Iconic, historic boardwalks were torn apart like matchsticks all along the coasts in New York and New Jersey. An entire strip of stores burned down on Rockaway Beach Blvd., still vacant and empty today. People used surfboards canoes, kayaks, anything they could find to rescue each other and their belongings.
An estimated 110 fires broke out citywide. A massive six-alarm fire, one of the largest in New York City history, threatened about 2,800 homes in Breezy Point, which sits right to the west of the Rockaways. About two-dozen engine companies, a dozen ladder companies, and squad and rescue cars fought to get through the wreckage, waiting for the unsung first responders to come clear the way, the garbage men, so firemen could break through to stop the devouring flames as families fell to their knees crying.
Hundreds of homes went up in flames or were destroyed by flooding in the Rockaways. About 350 homes were destroyed in Breezy alone, 135 due to fire, another 215 homes demolished due to flooding and fire. Many have since moved back to deal with the charred rubble, but they can't afford to rebuild or pay for higher flood insurance. Many New Jersey, Breezy Point, Rockaway, and Staten Island residents applied for government “Build it Back” grants, and are still waiting to get funding. The Interior Department recently announced $162 million in new funding for 45 storm-protection projects from North Carolina to Maine. Utilities are still conducting major overhauls.
Ironically, on July 6, nearly three months before Sandy hit, President Barack Obama signed into law a widely supported piece of legislation called the federal Biggert-Waters Flood Insurance Reform Act of 2012, effective July 1, 2012. The reform act affects all waterfront property in every state in the country. It was designed to phase out FEMA subsidies and grandfathering, which let homeowners cover their homes at rates corresponding to older flood maps. The legislation lets flood insurance rates increase by 25% per year until actuarial rates are achieved.
Since private insurers don't offer it, the federal government sells flood insurance. Those who buy insurance from the federally funded National Flood Insurance Program overseen by FEMA usually live in areas prone to flooding, meaning insurers have to pay out on policies at much costlier levels than they would otherwise on other insurance policies. FEMA’s National Flood Insurance Program cost U.S. taxpayers tens of billions of dollars and has been in insolvent since Hurricane Katrina. But federal officials have long been in the process of turning this program into a risk-based insurance system, which many taxpayers also said was the right thing to do.

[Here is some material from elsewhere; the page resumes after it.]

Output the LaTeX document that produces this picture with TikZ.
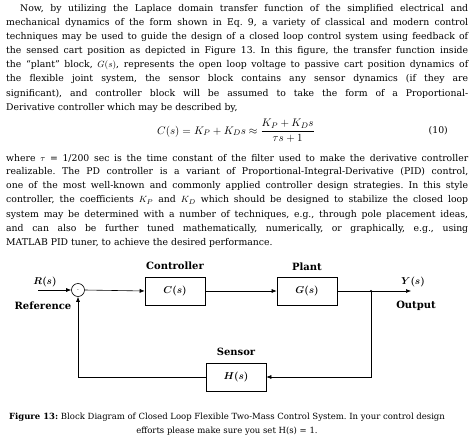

Since the bill was signed into law, New Jersey and New York have been updating area floodplain maps, resulting in thousands more properties to sit in floodplains. An estimated 35% of residents and businesses in New York City floodplains now have no flood insurance, according to a new study by the Rand Corporation, commissioned by New York City Mayor Michael Bloomberg’s office. Residents with federally-backed mortgages are seeing flood insurance costs rising from an average $430 a year to $5,000 to $10,000 a year. The new premiums don’t include the prior subsidies from the program and are based on the actual risk of flooding. New York City Mayor Michael Bloomberg is now urging Congress and FEMA to delay some provisions in the new National Flood Insurance Program until the government can ensure flood insurance stays affordable for low- and middle-income families. Rand, and city official say the federal government could provide some relief from these premium increases, including flood mitigation measures and high-deductible policies.
"For thousands of New Yorkers, the difference in the cost of insurance as a result of federal policy changes is the difference between being able to stay in their neighborhoods and having to move," said Mayor Bloomberg in a statement. "We will continue to lobby the federal government to implement solutions to help New York City residents mitigate the significant rise in their flood insurance costs and help New Yorkers damaged by Hurricane Sandy to recover and rebuild."
The National Association of Mutual Insurance Companies is now asking the Senate to resist calls to delay or rescind flood insurance rate increases implemented due to the 2012 law.
Two-dozen senators signed on to a letter last week asking Congress to delay the rate hikes pending completion of affordability studies and appeals of new flood maps now being used to figure out homeowner and business increases in mandated flood rates levied by the National Flood Insurance Program.